Barclays' Jenkins refused to take fall for Varley, official said
Ex-Barclays Middle East head was considering how to channel money that Qatar sought before it would invest in the bank at the height of the 2008 financial crisis.
Former Barclays Middle East head Roger Jenkins said he was not willing to take the fall for the then chief executive John Varley when he found out that a side-deal to bribe Qatar could cause problems, another former official at the bank told investigators.
The tension among the UK bank executives now caught up in a landmark London fraud trial was disclosed during the interview of one of the defendants, Richard Boath, by investigators at Serious Fraud Office (SFO) in 2014. Extracts of that interview were played to a London jury on Monday. During the 2014 questioning, Boath had recalled his conversations with Jenkins, who was considering how to channel money that Qatar sought before it would invest in the ailing bank at the height of the 2008 financial crisis.
Boath said neither of them felt it was worth doing the deal just to protect Varley and former investment bank head Bob Diamond, who may have lost their jobs if the UK government had stepped in.
The fees money, however, was more than double what other investors were offered during the fundraising, and Jenkins had asked Boath to find the best way to pay the fees.
The 322 million pounds (Dh1.56bn) in fees ensured that Qatar would make an investment of 4 billion pounds in Barclays. Now, in the first UK trial of any top banker connected to the financial crisis, Varley, Jenkins, Boath, and former Barclays wealth management boss Tom Kalaris are accused of dishonestly hiding the fees from other investors. They deny any wrongdoing.
Boath told Jenkins that Barclays could either give Qatar free advice on mergers and acquisitions, lower-than-usual fees to issue bonds or an advisory agreement, which meant that the Gulf nation would need to deliver genuine services to the bank.

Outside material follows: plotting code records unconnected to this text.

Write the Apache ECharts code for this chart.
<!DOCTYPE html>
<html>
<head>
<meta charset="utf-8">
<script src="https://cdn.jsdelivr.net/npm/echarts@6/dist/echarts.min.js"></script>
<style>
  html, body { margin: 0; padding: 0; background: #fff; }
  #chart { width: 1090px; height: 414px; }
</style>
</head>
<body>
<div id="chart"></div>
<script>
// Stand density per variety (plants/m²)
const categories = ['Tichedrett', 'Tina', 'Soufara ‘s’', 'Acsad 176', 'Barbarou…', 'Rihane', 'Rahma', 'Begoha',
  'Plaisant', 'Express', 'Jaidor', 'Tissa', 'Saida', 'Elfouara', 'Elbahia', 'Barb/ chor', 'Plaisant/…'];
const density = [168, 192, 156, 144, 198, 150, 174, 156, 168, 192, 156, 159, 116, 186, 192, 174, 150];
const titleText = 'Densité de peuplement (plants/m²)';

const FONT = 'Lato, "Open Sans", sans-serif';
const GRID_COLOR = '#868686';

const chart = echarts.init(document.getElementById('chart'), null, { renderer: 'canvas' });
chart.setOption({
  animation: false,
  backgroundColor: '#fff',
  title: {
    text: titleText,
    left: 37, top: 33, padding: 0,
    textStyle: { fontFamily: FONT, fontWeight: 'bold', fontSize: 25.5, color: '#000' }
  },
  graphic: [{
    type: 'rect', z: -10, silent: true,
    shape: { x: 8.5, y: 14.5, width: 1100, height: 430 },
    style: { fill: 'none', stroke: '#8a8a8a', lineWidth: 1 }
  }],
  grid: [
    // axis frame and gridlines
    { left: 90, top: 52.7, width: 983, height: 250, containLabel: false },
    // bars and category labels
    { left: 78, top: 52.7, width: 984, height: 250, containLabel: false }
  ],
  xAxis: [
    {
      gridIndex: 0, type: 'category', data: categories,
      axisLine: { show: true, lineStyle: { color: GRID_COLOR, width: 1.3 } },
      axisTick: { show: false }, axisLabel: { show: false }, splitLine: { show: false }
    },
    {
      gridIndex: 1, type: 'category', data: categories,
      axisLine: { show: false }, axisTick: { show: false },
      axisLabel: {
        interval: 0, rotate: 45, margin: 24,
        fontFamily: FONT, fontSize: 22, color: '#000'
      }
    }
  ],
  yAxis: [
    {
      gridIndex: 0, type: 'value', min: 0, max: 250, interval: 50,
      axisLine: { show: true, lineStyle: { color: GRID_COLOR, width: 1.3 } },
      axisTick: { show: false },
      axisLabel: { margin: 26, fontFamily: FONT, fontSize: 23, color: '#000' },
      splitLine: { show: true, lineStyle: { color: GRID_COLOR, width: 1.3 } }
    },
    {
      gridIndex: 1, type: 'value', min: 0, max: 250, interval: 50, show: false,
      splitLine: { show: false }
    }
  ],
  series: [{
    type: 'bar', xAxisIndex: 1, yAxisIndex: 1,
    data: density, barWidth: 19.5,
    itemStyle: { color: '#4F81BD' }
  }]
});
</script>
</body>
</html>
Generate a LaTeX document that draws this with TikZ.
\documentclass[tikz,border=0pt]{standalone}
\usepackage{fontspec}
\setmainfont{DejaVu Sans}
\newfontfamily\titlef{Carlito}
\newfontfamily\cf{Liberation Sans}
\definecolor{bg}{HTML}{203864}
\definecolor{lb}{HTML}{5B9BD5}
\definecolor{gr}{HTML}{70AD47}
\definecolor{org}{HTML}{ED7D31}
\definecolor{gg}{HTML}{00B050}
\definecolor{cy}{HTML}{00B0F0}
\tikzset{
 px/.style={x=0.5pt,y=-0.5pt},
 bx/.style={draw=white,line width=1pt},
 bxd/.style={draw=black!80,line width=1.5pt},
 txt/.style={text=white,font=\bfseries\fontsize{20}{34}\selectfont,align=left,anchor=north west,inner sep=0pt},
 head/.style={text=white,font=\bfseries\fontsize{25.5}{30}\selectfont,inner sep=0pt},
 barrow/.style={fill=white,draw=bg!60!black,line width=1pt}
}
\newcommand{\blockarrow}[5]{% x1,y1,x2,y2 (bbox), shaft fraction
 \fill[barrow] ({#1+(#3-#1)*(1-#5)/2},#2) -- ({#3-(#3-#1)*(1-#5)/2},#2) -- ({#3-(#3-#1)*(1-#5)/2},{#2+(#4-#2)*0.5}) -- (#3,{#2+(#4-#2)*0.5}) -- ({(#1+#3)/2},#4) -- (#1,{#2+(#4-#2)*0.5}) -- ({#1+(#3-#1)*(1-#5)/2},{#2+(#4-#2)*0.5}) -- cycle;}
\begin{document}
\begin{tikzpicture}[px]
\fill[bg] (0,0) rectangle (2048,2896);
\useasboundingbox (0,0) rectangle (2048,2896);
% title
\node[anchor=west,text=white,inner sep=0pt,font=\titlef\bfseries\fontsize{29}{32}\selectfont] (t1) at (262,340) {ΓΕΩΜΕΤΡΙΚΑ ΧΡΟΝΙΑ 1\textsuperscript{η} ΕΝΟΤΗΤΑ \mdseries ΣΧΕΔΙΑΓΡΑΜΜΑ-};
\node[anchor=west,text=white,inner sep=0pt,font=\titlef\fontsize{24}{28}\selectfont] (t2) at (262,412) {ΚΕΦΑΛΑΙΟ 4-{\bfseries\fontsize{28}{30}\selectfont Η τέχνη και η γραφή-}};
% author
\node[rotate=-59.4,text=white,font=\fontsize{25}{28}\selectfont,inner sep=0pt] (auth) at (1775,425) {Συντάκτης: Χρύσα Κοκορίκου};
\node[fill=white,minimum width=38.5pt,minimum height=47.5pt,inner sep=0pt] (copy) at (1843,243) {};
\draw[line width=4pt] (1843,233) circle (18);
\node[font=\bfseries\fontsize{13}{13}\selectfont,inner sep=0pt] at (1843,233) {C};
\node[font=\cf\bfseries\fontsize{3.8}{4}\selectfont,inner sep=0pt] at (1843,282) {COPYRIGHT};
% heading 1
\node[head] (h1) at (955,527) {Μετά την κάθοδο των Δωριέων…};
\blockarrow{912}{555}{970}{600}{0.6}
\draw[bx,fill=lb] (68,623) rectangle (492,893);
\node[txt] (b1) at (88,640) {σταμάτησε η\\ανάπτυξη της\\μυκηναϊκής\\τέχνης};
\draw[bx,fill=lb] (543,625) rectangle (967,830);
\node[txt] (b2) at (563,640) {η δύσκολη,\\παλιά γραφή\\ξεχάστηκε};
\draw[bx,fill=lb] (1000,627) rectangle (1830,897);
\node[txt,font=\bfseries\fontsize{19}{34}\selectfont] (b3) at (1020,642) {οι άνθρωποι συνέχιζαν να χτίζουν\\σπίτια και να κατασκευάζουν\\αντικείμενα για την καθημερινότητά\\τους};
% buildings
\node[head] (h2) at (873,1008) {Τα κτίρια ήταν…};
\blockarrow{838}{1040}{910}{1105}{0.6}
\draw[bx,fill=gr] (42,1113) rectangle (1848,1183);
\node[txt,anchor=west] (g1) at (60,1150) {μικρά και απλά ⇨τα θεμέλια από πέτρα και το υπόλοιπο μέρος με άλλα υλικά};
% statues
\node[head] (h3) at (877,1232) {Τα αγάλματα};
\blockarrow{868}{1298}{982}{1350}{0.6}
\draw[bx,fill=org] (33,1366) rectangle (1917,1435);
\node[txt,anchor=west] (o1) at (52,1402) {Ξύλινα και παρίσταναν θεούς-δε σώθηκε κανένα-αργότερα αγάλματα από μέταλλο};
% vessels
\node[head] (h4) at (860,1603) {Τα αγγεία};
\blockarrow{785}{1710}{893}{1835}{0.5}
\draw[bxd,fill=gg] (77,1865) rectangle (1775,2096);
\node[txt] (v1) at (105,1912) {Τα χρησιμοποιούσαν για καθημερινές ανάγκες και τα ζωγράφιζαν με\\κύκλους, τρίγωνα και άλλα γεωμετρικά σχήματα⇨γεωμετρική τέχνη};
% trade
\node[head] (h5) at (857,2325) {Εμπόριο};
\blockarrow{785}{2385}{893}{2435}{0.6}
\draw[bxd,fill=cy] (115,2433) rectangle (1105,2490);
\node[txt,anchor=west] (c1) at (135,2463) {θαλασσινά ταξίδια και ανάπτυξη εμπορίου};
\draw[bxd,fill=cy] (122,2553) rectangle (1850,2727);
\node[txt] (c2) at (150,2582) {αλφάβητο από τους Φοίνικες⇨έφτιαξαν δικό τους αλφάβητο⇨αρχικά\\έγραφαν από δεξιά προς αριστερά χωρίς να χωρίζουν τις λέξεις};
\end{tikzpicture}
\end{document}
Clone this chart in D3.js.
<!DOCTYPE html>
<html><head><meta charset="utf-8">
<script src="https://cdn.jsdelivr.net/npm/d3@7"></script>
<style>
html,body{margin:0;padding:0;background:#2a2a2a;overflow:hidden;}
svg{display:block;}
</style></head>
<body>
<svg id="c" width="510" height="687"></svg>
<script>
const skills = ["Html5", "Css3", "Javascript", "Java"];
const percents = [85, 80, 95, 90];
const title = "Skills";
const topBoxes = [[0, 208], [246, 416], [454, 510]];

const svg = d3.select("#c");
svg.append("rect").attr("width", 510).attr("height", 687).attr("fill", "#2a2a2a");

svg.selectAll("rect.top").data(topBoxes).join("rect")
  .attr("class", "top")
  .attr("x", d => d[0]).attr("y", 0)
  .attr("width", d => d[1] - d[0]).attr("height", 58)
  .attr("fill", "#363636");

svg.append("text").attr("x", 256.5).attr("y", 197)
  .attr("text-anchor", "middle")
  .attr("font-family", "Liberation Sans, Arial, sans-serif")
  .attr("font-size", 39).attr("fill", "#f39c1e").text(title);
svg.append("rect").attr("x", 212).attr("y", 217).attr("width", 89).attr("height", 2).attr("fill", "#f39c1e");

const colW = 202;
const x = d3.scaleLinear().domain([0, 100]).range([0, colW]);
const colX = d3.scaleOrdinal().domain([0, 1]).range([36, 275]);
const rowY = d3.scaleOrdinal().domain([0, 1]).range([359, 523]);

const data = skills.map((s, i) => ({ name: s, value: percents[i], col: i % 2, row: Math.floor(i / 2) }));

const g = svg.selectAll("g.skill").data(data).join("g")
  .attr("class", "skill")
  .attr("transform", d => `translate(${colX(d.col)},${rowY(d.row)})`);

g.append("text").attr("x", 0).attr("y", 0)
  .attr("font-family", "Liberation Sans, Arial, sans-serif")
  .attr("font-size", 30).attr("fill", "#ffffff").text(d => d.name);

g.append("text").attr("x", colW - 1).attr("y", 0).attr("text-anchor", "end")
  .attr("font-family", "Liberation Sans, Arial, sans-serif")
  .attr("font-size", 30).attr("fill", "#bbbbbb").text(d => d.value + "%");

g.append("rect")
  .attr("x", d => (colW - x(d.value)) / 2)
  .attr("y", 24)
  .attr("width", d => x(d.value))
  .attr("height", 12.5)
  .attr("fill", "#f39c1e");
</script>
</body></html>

Qatari officials were happy to go ahead with an advisory deal as a way of receiving the fees, Boath recalled Jenkins as saying. While Boath said the idea had actually come from someone on his own team, he still had reservations about the plan.
Hang on, Roger
"I said, ‘Hang on, Roger,’” Boath told the investigators in the 2014 interviews. “We can’t do a transaction in which we give one set of fees to the market or to one set of economics for one group of investors and we have a different set of economics for another set of invests, because if they found out they’ll go completely nuts. You can’t do that. We can’t do that.’ I was quite vigorous, because I felt it quite strongly."
Jenkins then agreed that it was not worth the risk, Boath told the SFO.
Boath said neither of them felt it was worth doing the deal just to protect Varley and Diamond.
“I’m not taking a hit to save John and Bob’s job,” Boath recalled Jenkins saying. Diamond is not accused of wrongdoing.
After the two escalated the matter, Barclays’ then general counsel Mark Harding signed off on the arrangement as long as the bank received sufficient value from the advisory deal, Boath said. Because senior figures and legal officials of the bank had all agreed to the arrangement, Boath was happy for it to go ahead, he told the investigators on Monday.
“Very clear legal instruction was given," Boath said. "And it was repeated throughout the transaction in conversations that I had with people in group legal. I’d been told that Mark Harding was all over it. [Harding's deputy] Judith Shepherd is now all over it. I can relax."
The SFO has identified chief financial officer Lucas as a co-conspirator, but he is too ill to stand trial. Harding, Shepherd and other lawyers involved have not been accused of wrongdoing.